On conçoit donc l’étonnement des sujets de Léopold à la lecture de la lettre où, non content de repousser fièrement toute ingérence étrangère, — ce qui ne pouvait que flatter l’orgueil national, — le Roi déclare le Congo son bien propre et s’attache à « rectifier les fausses notions juridiques que d’aucuns répandent sur la situation de droit et de fait de l’Etat indépendant. »


La Belgique a bien voulu m’aider de ses deniers dans quelque mesure. Mais le soin de constituer le nouvel État m’a incombé exclusivement. Le Congo a donc été et n’a pu être qu’une œuvre personnelle. Mes droits sur le Congo sont sans partage ; ils sont le produit de mes peines et de mes dépenses. Vous devez ne pas cesser de les mettre en lumière, car ce sont eux et eux seuls qui ont rendu possible et légitime mon legs à la Belgique. Ces droits, il m’importe de les proclamer hautement, car la Belgique n’en possède pas au Congo en dehors de ceux qui lui viendront de moi.

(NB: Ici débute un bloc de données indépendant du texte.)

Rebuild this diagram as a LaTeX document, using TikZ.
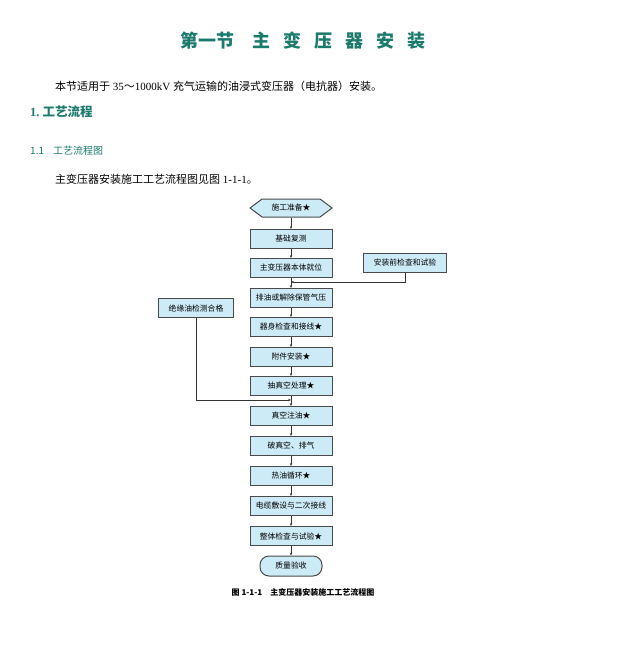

Si je n’ai garde de laisser péricliter mes droits, c’est bien par patriotisme et parce que, sans eux, la Belgique serait absolument dépourvue de tout titre.


À cette déclaration le Roi joignait une clause par laquelle la Belgique, si elle voulait entrer en possession de sa colonie, devait s’engager à respecter à tout jamais la fondation du Domaine de la Couronne et l’établissement du Domaine national, « à ne diminuer par aucune mesure l’intégrité de ces institutions sans leur assurer en même temps une compensation équivalente. »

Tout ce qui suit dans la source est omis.